ReadFiles

Scio supports reading file paths/patterns from an SCollection[String] into various formats.

Read as text lines

Reading to String text lines via readTextFiles:

import com.spotify.scio.ScioContext
import com.spotify.scio.values.SCollection

val sc: ScioContext = ???
val paths: SCollection[String] = ???

val lines: SCollection[String] = paths.readTextFiles

Read entire file as String

Reading entire files to String via readFilesAsString:

import com.spotify.scio.ScioContext
import com.spotify.scio.values.SCollection

val sc: ScioContext = ???
val paths: SCollection[String] = ???

val files: SCollection[String] = paths.readFilesAsString

Read entire file as binary

Reading entire files to binary Array[Byte] via readFilesAsBytes:

import com.spotify.scio.ScioContext
import com.spotify.scio.values.SCollection

val sc: ScioContext = ???
val paths: SCollection[String] = ???

val files: SCollection[Array[Byte]] = paths.readFilesAsBytes

Read entire file as a custom type

Reading entire files to a custom type with a user-defined function from FileIO.ReadableFile to the output type via readFiles:

import com.spotify.scio.ScioContext
import com.spotify.scio.values.SCollection
import org.apache.beam.sdk.{io => beam}

case class A(i: Int, s: String)
val sc: ScioContext = ???
val paths: SCollection[String] = ???

val userFn: beam.FileIO.ReadableFile => A = ???
val fileBytes: SCollection[A] = paths.readFiles(userFn)

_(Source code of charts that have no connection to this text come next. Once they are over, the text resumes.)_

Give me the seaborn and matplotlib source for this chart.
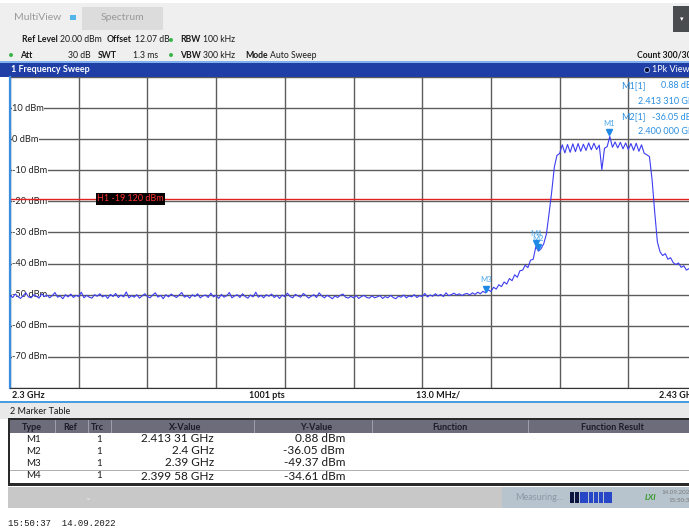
import numpy as np
import matplotlib
matplotlib.use("Agg")
import matplotlib.pyplot as plt
import matplotlib.transforms as mtransforms
from matplotlib.patches import Rectangle, Ellipse
import seaborn as sns

# trace, one value every 0.5 MHz from 2.300 to 2.430 GHz (dBm)
noise_floor = [
    -50.2, -50.9, -49.8, -50.6, -51.2, -50.3, -49.4, -50.7, -51.0, -50.0,
    -50.5, -51.1, -49.7, -50.6, -50.1, -51.0, -50.3, -49.3, -50.8, -50.4,
    -51.3, -50.0, -50.7, -49.8, -50.9, -50.2, -50.6, -49.2, -51.0, -50.2,
    -50.8, -51.1, -50.0, -50.5, -49.7, -50.7, -50.2, -51.2, -49.9, -50.6,
    -49.6, -50.9, -50.1, -50.7, -49.1, -51.0, -50.3, -50.8, -50.0, -51.1,
    -50.4, -49.7, -50.6, -51.0, -50.1, -49.4, -50.8, -50.2, -51.3, -50.0,
    -50.7, -49.8, -50.4, -50.9, -50.1, -49.3, -50.8, -50.3, -51.1, -50.0,
    -50.6, -49.7, -51.0, -50.4, -50.1, -50.9, -49.5, -50.7, -50.2, -51.2,
    -49.9, -50.8, -50.3, -49.3, -51.0, -50.4, -50.0, -50.9, -49.7, -50.6,
    -51.1, -50.1, -50.7, -49.2, -50.8, -50.2, -51.0, -50.0, -50.5, -49.8,
    -50.9, -50.2, -51.2, -50.1, -50.7, -49.5, -50.6, -51.0, -49.9, -50.4,
    -50.8, -49.6, -50.3, -51.1, -50.5, -50.0, -50.9, -49.4, -50.4, -51.0,
    -50.2, -50.7, -51.3, -50.4, -50.9, -50.2, -49.8, -50.8, -51.1, -50.5,
    -51.0, -50.3, -51.2, -50.6, -50.2, -50.9, -51.1, -50.4, -51.0, -50.7,
    -50.3, -51.2, -50.6, -51.0, -50.2, -50.9, -51.3, -50.5, -50.8, -50.1,
    -51.0, -50.4, -50.7, -50.0, -50.9, -50.3, -50.6, -49.6, -50.7, -50.1,
    -50.5, -49.7, -50.4, -49.9, -50.6, -49.4, -50.3, -50.0, -49.5, -50.1,
    -49.7, -50.3, -49.8,
]
rising_edge = [
    -49.6, -50.1, -49.4, -49.9, -49.2, -49.7, -48.9, -49.4, -48.4, -49.0,
    -47.6, -48.2, -46.8, -47.4, -45.9, -46.6, -44.8, -45.5, -43.6, -44.4,
    -42.3, -42.1, -40.5, -41.3, -38.9, -38.6, -34.6, -36.0, -35.2, -33.6,
    -30.5, -24.0, -17.0, -9.0, -5.2,
]
plateau = [
    -4.6, -1.8, -4.4, -1.7, -4.2, -1.5, -4.0, -1.4, -3.9, -1.6,
    -3.6, -1.2, -3.4, -1.3, -3.3, -1.9, -9.8, -2.9, -2.4, 0.88,
    -2.6, -0.9, -2.8, -1.0, -3.1, -1.2, -3.3, -1.4, -3.6, -1.3,
    -3.9, -1.8, -4.5, -5.0,
]
falling_edge = [
    -5.6, -13.0, -23.5, -33.0, -36.2, -37.4, -36.8, -38.6, -38.1, -39.7,
    -40.3, -39.8, -41.2, -40.7, -42.1, -41.6, -42.9, -43.4, -43.8,
]
level_dbm = noise_floor + rising_edge + plateau + falling_edge
start_ghz, stop_ghz = 2.3, 2.43
freq_ghz = np.linspace(start_ghz, stop_ghz, len(level_dbm))
sweep_points = 1001

marker_names = ["M1", "M2", "M3", "M4"]
marker_trc = [1, 1, 1, 1]
marker_freq_ghz = [2.41331, 2.4, 2.39, 2.39958]
marker_level_dbm = [0.88, -36.05, -49.37, -34.61]
marker_x_text = ["2.413 31 GHz", "2.4 GHz", "2.39 GHz", "2.399 58 GHz"]

h1_level = -19.12
ref_level = 20
y_grid_dbm = list(range(-80, 21, 10))
y_label_dbm = [10, 0, -10, -20, -30, -40, -50, -60, -70]

W, H = 689, 531
sns.set_style("white")
plt.rcParams["font.family"] = ["Lato", "DejaVu Sans"]

fig = plt.figure(figsize=(W / 100, H / 100), dpi=100)


def fx(x):
    return x / W


def fy(y):
    return 1 - y / H


def box(x0, y0, x1, y1, color, z=0):
    fig.add_artist(Rectangle((fx(x0), fy(y1)), (x1 - x0) / W, (y1 - y0) / H,
                             transform=fig.transFigure, facecolor=color,
                             edgecolor="none", zorder=z))


def txt(x, y, s, **kw):
    kw.setdefault("va", "center")
    kw.setdefault("fontsize", 6.5)
    kw.setdefault("color", "#1a1a1a")
    fig.text(fx(x), fy(y), s, **kw)


def dot(x, y, color, edge="none", r=2.3):
    fig.add_artist(Ellipse((fx(x), fy(y)), 2 * r / W, 2 * r / H,
                           transform=fig.transFigure, facecolor=color,
                           edgecolor=edge, lw=0.6, zorder=3))


# header
box(0, 3, W, 62, "#efefef")
box(82, 7, 163, 30, "#dcdcdc")
txt(14, 18, "MultiView", fontsize=7.5, color="#9a9a9a")
box(70, 15, 76, 20, "#52b6ea", z=2)
txt(122, 18, "Spectrum", fontsize=7.5, color="#9a9a9a", ha="center")
box(673, 6, W, 32, "#4a4d50")
txt(682, 19, "\u25be", fontsize=5, color="white", ha="center")

line1 = [(22, "Ref Level", "bold"), (60, "20.00 dBm", "normal"),
         (107, "Offset", "bold"), (135, "12.07 dB", "normal"),
         (180, "RBW", "bold"), (203, "100 kHz", "normal")]
for x, s, w in line1:
    txt(x, 40, s, fontweight=w, fontsize=6.2)
line2 = [(20, "Att", "bold"), (68, "30 dB", "normal"), (98, "SWT", "bold"),
         (133, "1.3 ms", "normal"), (180, "VBW", "bold"),
         (203, "300 kHz", "normal"), (245, "Mode", "bold"),
         (270, "Auto Sweep", "normal"), (637, "Count 300/300", "bold")]
for x, s, w in line2:
    txt(x, 55, s, fontweight=w, fontsize=6.2)
for x, y in [(171, 40), (11, 55), (171, 55)]:
    dot(x, y, "#3cb44b", r=2)

# window title bar
box(0, 61, W, 62.5, "#7fb2ec")
box(0, 62.5, W, 77, "#1f3fa6")
txt(11, 70, "1 Frequency Sweep", color="white", fontweight="bold")
dot(647, 70, "#0a1030", edge="#a9c2ff", r=2.6)
txt(652, 70, "1Pk View", color="white")

# spectrum plot
ax = fig.add_axes([fx(10), fy(388), 687 / W, 311 / H])
sns.lineplot(x=freq_ghz, y=level_dbm, ax=ax, color="#3d3df2", lw=0.8,
             estimator=None, zorder=3)
ax.set_xlim(start_ghz, stop_ghz)
ax.set_ylim(y_grid_dbm[0], ref_level)
ax.set_xticks(np.linspace(start_ghz, stop_ghz, 11))
ax.set_yticks(y_grid_dbm)
ax.tick_params(length=0, labelbottom=False, labelleft=False)
ax.set_xlabel("")
ax.set_ylabel("")
ax.set_axisbelow(True)
ax.grid(True, color="#5c5c5c", lw=1)
for side in ["top", "right"]:
    ax.spines[side].set_visible(False)
ax.spines["left"].set_color("#3a8ee0")
ax.spines["left"].set_linewidth(1.6)
ax.spines["bottom"].set_color("#333333")

ylab_trans = mtransforms.blended_transform_factory(ax.transAxes, ax.transData)
for v in y_label_dbm:
    ax.text(0.003, v, f"{v} dBm", transform=ylab_trans, ha="left", va="center",
            fontsize=6.7, color="#222222", zorder=2,
            bbox=dict(facecolor="white", edgecolor="none", pad=0.4))

ax.axhline(h1_level, color="#e52222", lw=1, zorder=2.5)
ax.text((97 - 10) / 687, h1_level, f"H1 {h1_level:.3f} dBm", transform=ylab_trans,
        ha="left", va="center", fontsize=6.5, color="#ff3030", zorder=4,
        bbox=dict(facecolor="black", edgecolor="none", pad=1))

tri_trans = mtransforms.offset_copy(ax.transData, fig=fig, x=0, y=4, units="dots")
ax.plot(marker_freq_ghz, marker_level_dbm, ls="none", marker="v", ms=5,
        color="#1e88e5", transform=tri_trans, zorder=5)
for name, f, v in zip(marker_names, marker_freq_ghz, marker_level_dbm):
    ax.annotate(name, (f, v), xytext=(0, 13), textcoords="offset pixels",
                ha="center", va="center", fontsize=5.5, color="#4aa6ea", zorder=5)

# marker readout, top right of the diagram
for i, y0 in [(0, 86), (1, 117)]:
    fs = f"{marker_freq_ghz[i]:.6f}"
    txt(621, y0, f"{marker_names[i]}[{marker_trc[i]}]", color="#2b8fe0")
    txt(699, y0, f"{marker_level_dbm[i]:.2f} dBm", color="#2b8fe0", ha="right")
    txt(699, y0 + 15, f"{fs[:5]} {fs[5:]} GHz", color="#2b8fe0", ha="right")

# frequency axis strip
box(8, 388, W, 401, "white")
box(0, 401, W, 403, "#4a9ee0")
span_mhz = (stop_ghz - start_ghz) * 1000 / 10
txt(12, 395, f"{start_ghz:.1f} GHz", fontweight="bold")
txt(267, 395, f"{sweep_points} pts", fontweight="bold", ha="center")
txt(438, 395, f"{span_mhz:.1f} MHz/", fontweight="bold", ha="center")
txt(697, 395, f"{stop_ghz:.2f} GHz", fontweight="bold", ha="right")

# marker table
box(0, 403, W, 419, "#e9e9e9")
txt(10, 411, "2 Marker Table")
box(8, 418, W, 420, "#2a2a2a")
box(10, 420, W, 433, "#6c6c7a")
for x in [55, 88, 111, 254, 372, 528]:
    box(x, 420, x + 1, 433, "#9d9dab", z=1)
headers = [(32, "Type"), (70, "Ref"), (97, "Trc"), (185, "X-Value"),
           (316, "Y-Value"), (450, "Function"), (612, "Function Result")]
for x, s in headers:
    txt(x, 427, s, ha="center", fontweight="bold", color="#1c1c28")
box(10, 433, W, 484, "white")
box(8, 418, 10, 486, "#2a2a2a")
box(10, 470, W, 471, "#b0b0b0")
box(8, 483, W, 486, "#2a2a2a")
row_y = [439, 451, 463, 476]
for y, name, trc, xs, lv in zip(row_y, marker_names, marker_trc, marker_x_text,
                                marker_level_dbm):
    txt(26, y, name, fontsize=7)
    txt(99, y, str(trc), fontsize=7, ha="center")
    txt(214, y, xs, fontsize=8.5, ha="right")
    txt(345, y, f"{lv:.2f} dBm", fontsize=8.5, ha="right")

# status bar
box(8, 487, 502, 508, "#c8c8c8")
box(502, 487, W, 508, "#b8c4cd")
txt(88, 497, "\u2304", fontsize=6, color="#e8e8e8", ha="center")
txt(515, 497, "Measuring...", color="#8a98a6")
for k in range(9):
    box(570 + k * 4.8, 492, 574 + k * 4.8, 503, "#0d1440" if k < 2 else "#2747c6", z=1)
txt(650, 497, "LXI", fontsize=6, color="#3a9a30", fontweight="bold",
    fontstyle="italic", ha="center")
txt(661, 492, "14.09.2022", fontsize=4.5, color="#7a7a7a")
txt(668, 501, "15:50:37", fontsize=4.5, color="#7a7a7a")

txt(8, 523, "15:50:37  14.09.2022", family="Liberation Mono", fontsize=6.5)

fig.savefig("out.png", dpi=100)
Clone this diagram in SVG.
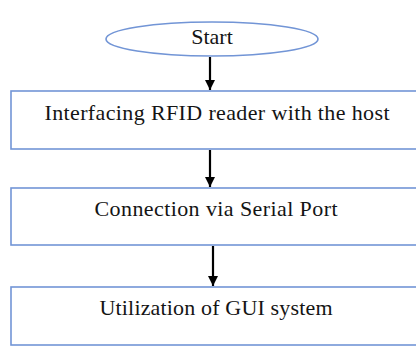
<svg xmlns="http://www.w3.org/2000/svg" width="416" height="347" viewBox="0 0 416 347">
  <style>
    .shape { fill: #ffffff; stroke: #7295d6; stroke-width: 1.6; }
    .label { font-family: "Liberation Serif", "Times New Roman", serif; font-size: 22px; fill: #141414; text-anchor: middle; }
    .flow { stroke: #000000; stroke-width: 2.2; fill: none; marker-end: url(#head); }
  </style>
  <defs>
    <marker id="head" viewBox="0 0 10 10" refX="10" refY="5" markerWidth="10" markerHeight="10" markerUnits="userSpaceOnUse" orient="auto">
      <path d="M0,0 L10,5 L0,10 Z" fill="#000000"/>
    </marker>
  </defs>
  <rect width="416" height="347" fill="#ffffff"/>

  <g id="connectors">
    <line class="flow" x1="210" y1="57" x2="210" y2="90"/>
    <line class="flow" x1="210" y1="150" x2="210" y2="187"/>
    <line class="flow" x1="213" y1="246" x2="213" y2="286"/>
  </g>

  <g id="start">
    <ellipse class="shape" cx="212" cy="39" rx="106" ry="17"/>
    <text class="label" x="212" y="44">Start</text>
  </g>

  <g id="interfacing">
    <rect class="shape" x="11" y="91" width="420" height="58"/>
    <text class="label" x="217" y="120" textLength="345" lengthAdjust="spacing">Interfacing  RFID reader with the host</text>
  </g>

  <g id="connection">
    <rect class="shape" x="11" y="188" width="420" height="57"/>
    <text class="label" x="216" y="216" textLength="243" lengthAdjust="spacing">Connection  via  Serial  Port</text>
  </g>

  <g id="utilization">
    <rect class="shape" x="11" y="287" width="420" height="58"/>
    <text class="label" x="216" y="315" textLength="233" lengthAdjust="spacing">Utilization  of GUI system</text>
  </g>
</svg>
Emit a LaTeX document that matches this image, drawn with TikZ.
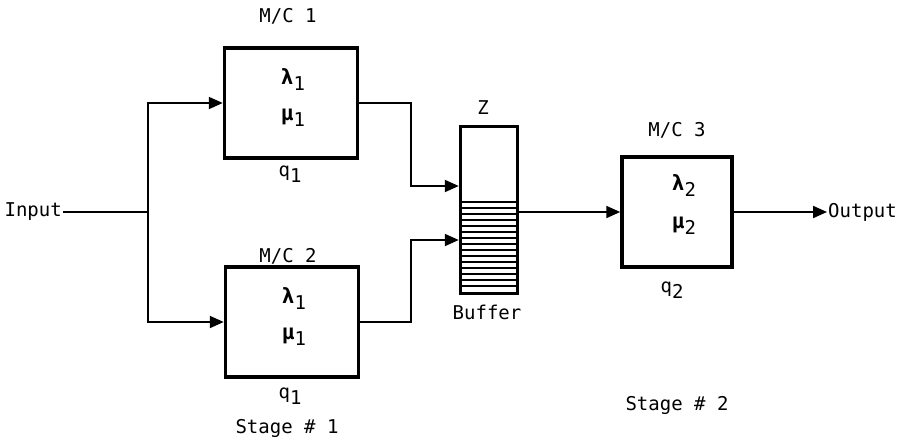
\documentclass[tikz,border=0pt]{standalone}
\usepackage{fontspec}
\setmainfont{DejaVu Sans Mono}
\usetikzlibrary{arrows.meta,positioning,calc}
\newcommand{\lowidx}[1]{\raisebox{-6pt}{#1}}

\begin{document}
\begin{tikzpicture}[x=1pt,y=-1pt,
  box/.style={draw,line width=3.5pt,minimum width=133pt,minimum height=110pt,inner sep=0pt},
  conn/.style={line width=2pt},
  arr/.style={conn,-{Triangle[length=14pt,width=12pt]}},
  lbl/.style={font=\fontsize{19}{22}\selectfont,inner sep=1pt},
  greek/.style={font=\fontsize{21}{24}\selectfont\bfseries,inner sep=1pt}]
  \useasboundingbox (0,0) rectangle (900,440); % page size
  % machines of stage 1 and 2
  \node[box] (mc1) at (291,103) {};
  \node[box] (mc2) at (292,322) {};
  \node[box,minimum width=110pt] (mc3) at (677,212) {};
  % buffer between the stages
  \node[draw,line width=3.5pt,minimum width=57pt,minimum height=167pt,inner sep=0pt] (buf) at (489,210) {};
  \foreach \y in {202,208,...,290}
    \draw[line width=1.4pt] (462,\y) -- (517,\y); % hatching of the filled part
  % texts in and around the boxes
  \node[lbl] (mc1t) at (288,16) {M/C 1};
  \node[greek] (lam1) at (293,80) {λ{\mdseries\fontsize{19}{22}\selectfont\lowidx{1}}};
  \node[greek] (mu1) at (293,118) {μ{\mdseries\fontsize{19}{22}\selectfont\lowidx{1}}};
  \node[lbl] (q1) at (290,174) {q\lowidx{1}};
  \node[lbl] (mc2t) at (288,256) {M/C 2};
  \node[greek] (lam2) at (294,299) {λ{\mdseries\fontsize{19}{22}\selectfont\lowidx{1}}};
  \node[greek] (mu2) at (294,337) {μ{\mdseries\fontsize{19}{22}\selectfont\lowidx{1}}};
  \node[lbl] (q3) at (290,396) {q\lowidx{1}};
  \node[lbl] (st1) at (287,428) {Stage \# 1};
  \node[lbl] (zt) at (483,108) {Z};
  \node[lbl] (buft) at (487,312) {Buffer};
  \node[lbl] (mc3t) at (677,130) {M/C 3};
  \node[greek] (lam3) at (684,186) {λ{\mdseries\fontsize{19}{22}\selectfont\lowidx{2}}};
  \node[greek] (mu3) at (684,226) {μ{\mdseries\fontsize{19}{22}\selectfont\lowidx{2}}};
  \node[lbl] (q2) at (672,290) {q\lowidx{2}};
  \node[lbl] (st2) at (677,405) {Stage \# 2};
  \node[lbl,anchor=east] (inp) at (63,212) {Input};
  \node[lbl,anchor=west] (outp) at (827,212) {Output};
  % connectors
  \coordinate (split) at (148,212);
  \coordinate (j1) at (411,186);
  \coordinate (j2) at (411,240);
  \draw[conn] (inp.east) -- (split);
  \draw[arr] (split) |- (mc1.west);
  \draw[arr] (split) |- (mc2.west);
  \draw[arr] (mc1.east) -| (j1) -- (j1 -| buf.west);
  \draw[arr] (mc2.east) -| (j2) -- (j2 -| buf.west);
  \draw[arr] (buf.east |- mc3.west) -- (mc3.west);
  \draw[arr] (mc3.east) -- (outp.west);
\end{tikzpicture}
\end{document}
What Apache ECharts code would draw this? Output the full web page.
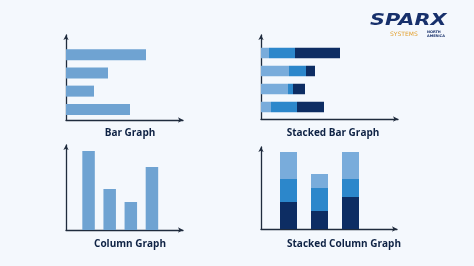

Read with a Beam transform

Reading a file can be done with a beam PTransform from a PCollection[FileIO.ReadableFile] to PCollection[T] (as an example, beam’s TextIO.readFiles()), via another variant of readFiles

import com.spotify.scio.ScioContext
import com.spotify.scio.values.SCollection
import org.apache.beam.sdk.{io => beam}
import org.apache.beam.sdk.transforms.PTransform
import org.apache.beam.sdk.values.PCollection

case class Record(i: Int, s: String)

val sc: ScioContext = ???
val paths: SCollection[String] = ???

val userTransform: PTransform[PCollection[beam.FileIO.ReadableFile], PCollection[Record]] = ???
val records: SCollection[Record] = paths.readFiles(userTransform)

Read with a Beam source

Reading a file can be done with a beam FileBasedSource[T] (as example, beam’s TextSource) via another variant of readFiles.

When using readFilesWithPath, the origin file path will be passed along with all elements emitted by the source.

The source will be created with the given file paths, and then split in sub-ranges depending on the desired bundle size.

import com.spotify.scio.ScioContext
import com.spotify.scio.values.SCollection
import org.apache.beam.sdk.{io => beam}

case class Record(i: Int, s: String)

val sc: ScioContext = ???
val paths: SCollection[String] = ???

val desiredBundleSizeBytes: Long = ???
val directoryTreatment: beam.FileIO.ReadMatches.DirectoryTreatment = ???
val compression: beam.Compression = ???
val createSource: String => beam.FileBasedSource[Record] = ???

val records: SCollection[Record] = paths.readFiles(
  desiredBundleSizeBytes,
  directoryTreatment,
  compression
) { file => createSource(file) }

val recordsWithPath: SCollection[(String, Record)] = paths.readFilesWithPath(
  desiredBundleSizeBytes,
  directoryTreatment,
  compression
) { file => createSource(file) }